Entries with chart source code
***
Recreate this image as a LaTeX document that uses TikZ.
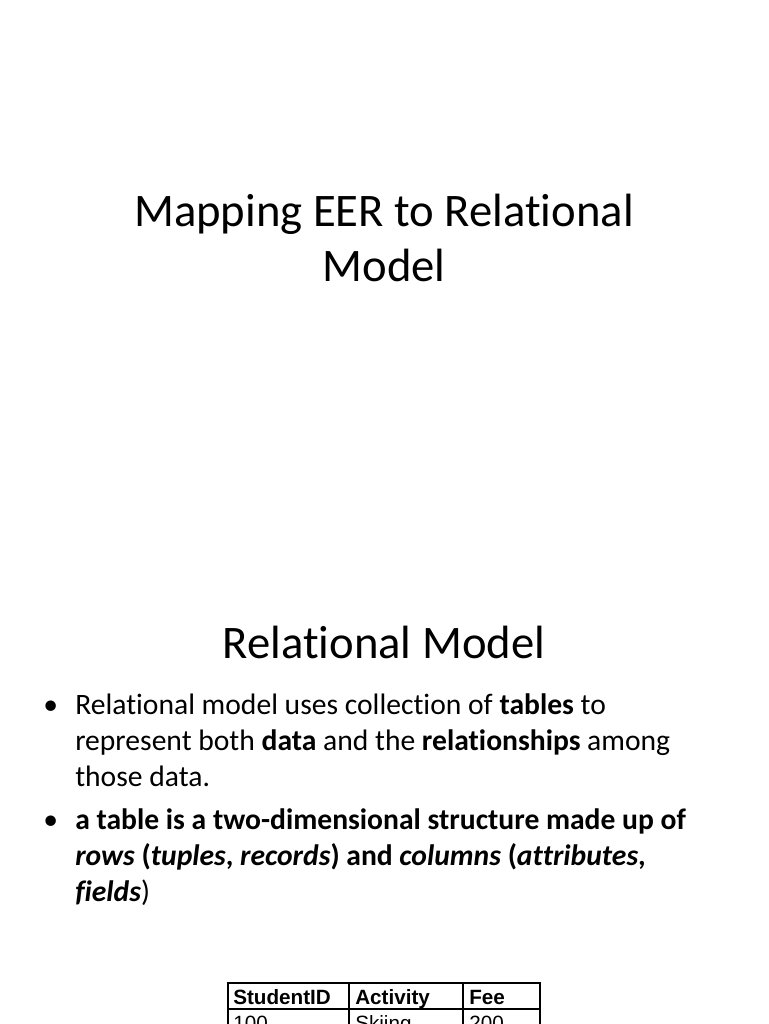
\documentclass[tikz,border=0pt]{standalone}
\usepackage{fontspec}
\setmainfont[Ligatures=NoCommon]{Carlito}
\newfontfamily\tabfont{Liberation Sans}
\begin{document}
\begin{tikzpicture}[x=0.75pt,y=-0.75pt,
  ttl/.style={font=\fontsize{35}{42}\selectfont,anchor=base,inner sep=0},
  body/.style={font=\fontsize{22.2}{26}\selectfont,anchor=base west,inner sep=0},
  cell/.style={font=\tabfont\fontsize{15.5}{18}\selectfont,anchor=base west,inner sep=0}]
\useasboundingbox (0,0) rectangle (768,1024);
\node[ttl] (t1) at (384,226) {Mapping EER to Relational};
\node[ttl] (t2) at (384,281) {Model};
\node[ttl] (t3) at (384,658) {Relational Model};
\node[body] (b1) at (43,714) {•};
\node[body] (l1) at (75,714) {Relational model uses collection of \textbf{tables} to};
\node[body] (l2) at (75,750) {represent both \textbf{data} and the \textbf{relationships} among};
\node[body] (l3) at (75,786) {those data.};
\node[body] (b2) at (43,829) {•};
\node[body] (l4) at (75,829) {\textbf{a table is a two-dimensional structure made up of}};
\node[body] (l5) at (75,865) {\textbf{\textit{rows} (\textit{tuples}, \textit{records}) and \textit{columns} (\textit{attributes},}};
\node[body] (l6) at (75,901) {\textbf{\textit{fields}})};
\begin{scope}
\clip (0,0) rectangle (768,1024);
\draw[line width=2.2pt] (228,983) rectangle (540,1040);
\draw[line width=1.2pt] (228,1009) -- (540,1009);
\draw[line width=1.2pt] (349,983) -- (349,1040);
\draw[line width=1.2pt] (463,983) -- (463,1040);
\node[cell] (h1) at (233,1004) {\textbf{StudentID}};
\node[cell] (h2) at (355,1004) {\textbf{Activity}};
\node[cell] (h3) at (469,1004) {\textbf{Fee}};
\node[cell] (c1) at (233,1030) {100};
\node[cell] (c2) at (355,1030) {Skiing};
\node[cell] (c3) at (469,1030) {200};
\end{scope}
\end{tikzpicture}
\end{document}
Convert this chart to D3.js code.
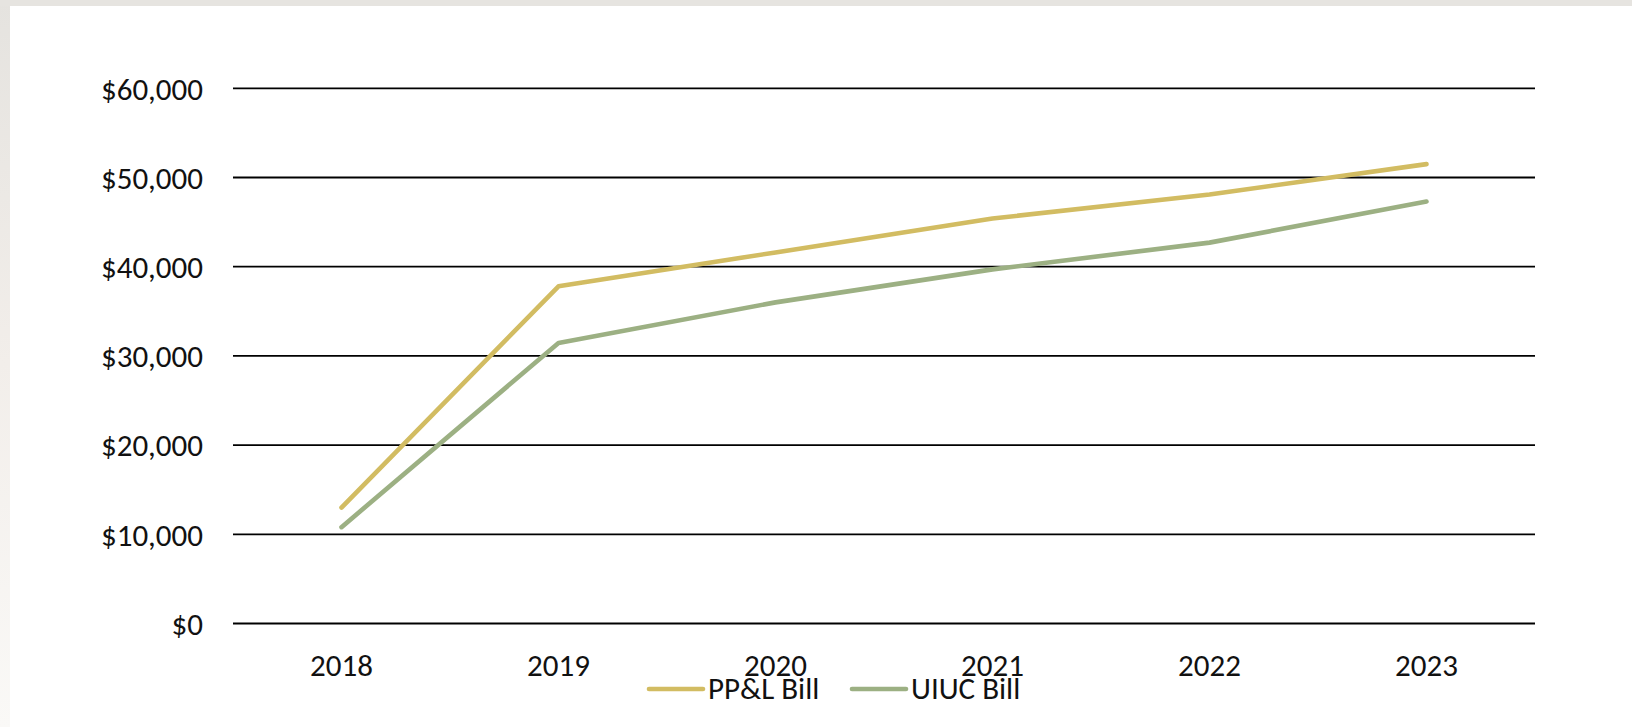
***
▸ WHAT THE EXERCISE ASKS
Go through the data and gather every line that holds "this".

▸ PROBLEM SOLUTION
Recreate this image as a LaTeX document that uses TikZ.
Convert this chart to D3.js code.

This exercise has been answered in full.